Ruggero Vasari (1898–1968) was an important figure in Italian Futurism who helped connect the movement with Central and Eastern Europe. He was the head of the group's concentration in Berlin, having moved there in 1922 with the intention of organizing a stop for the traveling “Italian Avant-garde Art Exhibition” which opened in Prague in 1921. He also served as the editor of the movement’s Berlin-based journal “Der Futurismus”, publishing translations of seminal Futurist texts but also important writings from members of the Berlin circle.

“L'Angoscia delle macchine” and his other science-fiction play, “L'uomo e la macchina. Raun,” are both post-Expressionist works that deal with technology, machines, and dystopias. They also contain criticisms of Futurist ideas as presented in their many manifestos, highlighting the chasm that had evolved between the movement and Vasari's own values. Vasari sought out assistance in getting the plays translated and also performed abroad, but the avant-garde nature of his work made it difficult for him to find venues and willing producers. A number of productions were planned at theaters and festivals in France, Germany, Serbia, Croatia, Poland, and Russia, among others, but only one staging in Paris was ever realized. (Maria Elena Versari, "Enlisting and Updating: Ruggero Vasari and the Shifting Coordinates of Futurism in Eastern and Central Europe,” International Yearbook of Futurism Studies 1, 2011).

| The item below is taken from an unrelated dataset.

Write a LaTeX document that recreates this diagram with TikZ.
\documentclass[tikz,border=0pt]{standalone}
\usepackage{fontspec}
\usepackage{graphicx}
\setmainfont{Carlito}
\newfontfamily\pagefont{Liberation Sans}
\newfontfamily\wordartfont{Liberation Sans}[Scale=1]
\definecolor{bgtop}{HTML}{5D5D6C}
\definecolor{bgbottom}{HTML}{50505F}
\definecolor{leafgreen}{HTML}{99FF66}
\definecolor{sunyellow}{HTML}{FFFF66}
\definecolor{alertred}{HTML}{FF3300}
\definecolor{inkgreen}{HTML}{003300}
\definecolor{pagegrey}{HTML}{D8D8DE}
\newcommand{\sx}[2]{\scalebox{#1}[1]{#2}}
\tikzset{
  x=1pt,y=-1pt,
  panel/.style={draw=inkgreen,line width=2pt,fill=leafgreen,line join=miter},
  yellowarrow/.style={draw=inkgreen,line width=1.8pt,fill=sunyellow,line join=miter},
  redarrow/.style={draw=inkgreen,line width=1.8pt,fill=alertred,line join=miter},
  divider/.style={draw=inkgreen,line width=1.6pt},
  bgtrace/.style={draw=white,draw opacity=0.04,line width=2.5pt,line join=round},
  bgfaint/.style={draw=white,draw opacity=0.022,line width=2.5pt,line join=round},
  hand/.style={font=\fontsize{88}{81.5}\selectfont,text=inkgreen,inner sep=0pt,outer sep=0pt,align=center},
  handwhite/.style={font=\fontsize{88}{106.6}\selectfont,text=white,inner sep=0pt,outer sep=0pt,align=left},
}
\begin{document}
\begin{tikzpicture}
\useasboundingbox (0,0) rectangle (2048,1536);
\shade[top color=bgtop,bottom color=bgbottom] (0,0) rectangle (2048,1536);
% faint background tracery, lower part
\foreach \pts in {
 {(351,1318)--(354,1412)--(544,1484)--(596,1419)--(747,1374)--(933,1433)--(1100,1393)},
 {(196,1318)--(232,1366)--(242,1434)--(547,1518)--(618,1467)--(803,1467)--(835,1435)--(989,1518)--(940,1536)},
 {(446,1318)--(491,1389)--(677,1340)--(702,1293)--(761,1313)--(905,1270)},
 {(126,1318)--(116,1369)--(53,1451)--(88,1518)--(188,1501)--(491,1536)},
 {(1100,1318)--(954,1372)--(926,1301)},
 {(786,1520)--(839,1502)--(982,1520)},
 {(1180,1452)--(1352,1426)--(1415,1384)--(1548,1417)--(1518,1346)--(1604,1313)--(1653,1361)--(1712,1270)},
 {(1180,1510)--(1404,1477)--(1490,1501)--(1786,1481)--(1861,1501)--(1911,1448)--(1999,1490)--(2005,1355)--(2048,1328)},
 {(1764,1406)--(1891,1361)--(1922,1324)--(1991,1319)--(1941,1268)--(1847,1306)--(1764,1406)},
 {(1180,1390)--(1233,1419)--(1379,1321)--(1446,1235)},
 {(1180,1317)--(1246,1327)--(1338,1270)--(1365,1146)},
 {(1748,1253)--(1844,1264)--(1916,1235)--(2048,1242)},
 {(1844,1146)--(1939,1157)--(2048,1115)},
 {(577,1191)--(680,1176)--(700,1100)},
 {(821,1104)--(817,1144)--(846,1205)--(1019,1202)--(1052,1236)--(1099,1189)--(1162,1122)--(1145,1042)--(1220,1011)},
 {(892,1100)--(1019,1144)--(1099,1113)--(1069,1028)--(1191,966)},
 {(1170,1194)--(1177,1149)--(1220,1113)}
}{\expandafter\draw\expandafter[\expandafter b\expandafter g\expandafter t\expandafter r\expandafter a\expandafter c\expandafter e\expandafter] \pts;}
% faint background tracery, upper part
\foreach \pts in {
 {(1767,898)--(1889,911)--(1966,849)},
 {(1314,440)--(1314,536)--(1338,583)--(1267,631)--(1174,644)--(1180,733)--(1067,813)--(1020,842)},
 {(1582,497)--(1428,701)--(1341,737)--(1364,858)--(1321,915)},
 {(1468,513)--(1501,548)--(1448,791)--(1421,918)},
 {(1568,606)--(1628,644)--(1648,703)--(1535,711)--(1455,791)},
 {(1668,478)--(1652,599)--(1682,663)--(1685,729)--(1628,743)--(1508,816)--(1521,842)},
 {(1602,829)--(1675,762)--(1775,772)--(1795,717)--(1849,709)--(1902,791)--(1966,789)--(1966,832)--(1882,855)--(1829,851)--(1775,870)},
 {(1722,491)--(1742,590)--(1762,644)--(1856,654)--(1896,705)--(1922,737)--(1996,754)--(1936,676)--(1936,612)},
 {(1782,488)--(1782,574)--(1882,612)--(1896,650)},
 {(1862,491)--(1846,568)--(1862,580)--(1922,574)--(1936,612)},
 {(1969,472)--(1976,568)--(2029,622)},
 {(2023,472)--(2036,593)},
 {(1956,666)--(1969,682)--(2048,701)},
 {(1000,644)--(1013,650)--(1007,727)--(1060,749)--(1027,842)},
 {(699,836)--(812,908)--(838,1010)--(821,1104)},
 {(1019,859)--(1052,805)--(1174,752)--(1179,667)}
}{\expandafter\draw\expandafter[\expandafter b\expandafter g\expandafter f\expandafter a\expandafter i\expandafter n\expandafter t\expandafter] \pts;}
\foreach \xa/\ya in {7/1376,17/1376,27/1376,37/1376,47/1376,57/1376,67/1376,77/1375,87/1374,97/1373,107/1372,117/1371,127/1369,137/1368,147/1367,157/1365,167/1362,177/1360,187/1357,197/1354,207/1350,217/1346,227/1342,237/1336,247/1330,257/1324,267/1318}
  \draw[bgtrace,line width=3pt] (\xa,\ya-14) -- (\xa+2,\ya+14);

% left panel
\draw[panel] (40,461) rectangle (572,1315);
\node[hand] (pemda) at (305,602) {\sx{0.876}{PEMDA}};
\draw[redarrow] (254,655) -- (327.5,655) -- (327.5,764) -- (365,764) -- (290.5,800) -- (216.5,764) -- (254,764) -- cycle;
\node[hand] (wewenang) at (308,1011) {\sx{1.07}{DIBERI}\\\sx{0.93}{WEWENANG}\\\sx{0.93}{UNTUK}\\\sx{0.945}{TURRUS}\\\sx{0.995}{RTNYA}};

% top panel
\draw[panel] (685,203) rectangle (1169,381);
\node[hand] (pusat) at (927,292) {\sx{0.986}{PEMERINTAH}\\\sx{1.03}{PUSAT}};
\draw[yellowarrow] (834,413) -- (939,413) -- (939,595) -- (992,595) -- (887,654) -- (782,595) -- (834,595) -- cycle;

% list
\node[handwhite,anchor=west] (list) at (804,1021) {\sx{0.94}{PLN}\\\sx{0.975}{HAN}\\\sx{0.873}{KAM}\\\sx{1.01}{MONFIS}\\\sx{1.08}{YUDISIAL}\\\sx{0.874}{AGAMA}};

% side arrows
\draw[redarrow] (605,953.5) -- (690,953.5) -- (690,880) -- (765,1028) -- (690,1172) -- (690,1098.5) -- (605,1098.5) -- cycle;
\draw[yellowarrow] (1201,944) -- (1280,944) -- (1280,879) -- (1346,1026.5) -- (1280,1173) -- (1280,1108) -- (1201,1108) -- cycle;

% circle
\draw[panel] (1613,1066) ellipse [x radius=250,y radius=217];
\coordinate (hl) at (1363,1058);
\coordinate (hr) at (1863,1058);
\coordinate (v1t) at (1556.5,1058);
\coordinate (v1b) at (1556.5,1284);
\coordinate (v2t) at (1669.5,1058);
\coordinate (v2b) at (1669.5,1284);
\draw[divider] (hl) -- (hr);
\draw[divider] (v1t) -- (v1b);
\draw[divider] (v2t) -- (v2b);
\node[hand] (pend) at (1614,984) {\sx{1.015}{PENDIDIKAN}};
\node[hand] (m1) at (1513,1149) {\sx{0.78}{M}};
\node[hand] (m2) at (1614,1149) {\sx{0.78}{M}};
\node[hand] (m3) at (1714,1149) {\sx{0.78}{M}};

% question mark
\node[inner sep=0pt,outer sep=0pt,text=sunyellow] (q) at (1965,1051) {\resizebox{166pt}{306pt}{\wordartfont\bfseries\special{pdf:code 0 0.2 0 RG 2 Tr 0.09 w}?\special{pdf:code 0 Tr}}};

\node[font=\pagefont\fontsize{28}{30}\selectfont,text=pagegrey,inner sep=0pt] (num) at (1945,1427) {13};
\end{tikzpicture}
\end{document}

This volume is the rare first standalone edition of this work, which was preceded by partial publication in both “Der Sturm” and “Teatro: periodico di nuove comedie,” also in 1925. This particular volume is inscribed on the front flyleaf by the author to Franz Leppmann (1877–1948), a German writer and journalist. Leppmann taught briefly before becoming a columnist for the Ullstein newspaper publisher and a theater critic at the Vossische Zeitung. During the Weimar Republic he also worked as a translator and editor for Ullstein-Verlag and editor-in-chief of Propyläen-Verlag. A Jew, he fled to London in 1938 to avoid persecution.

Collezione Mughini 686. Cammarota, Futurismo, 480.4.

As of March 2022, OCLC locates two holdings of this edition in North America.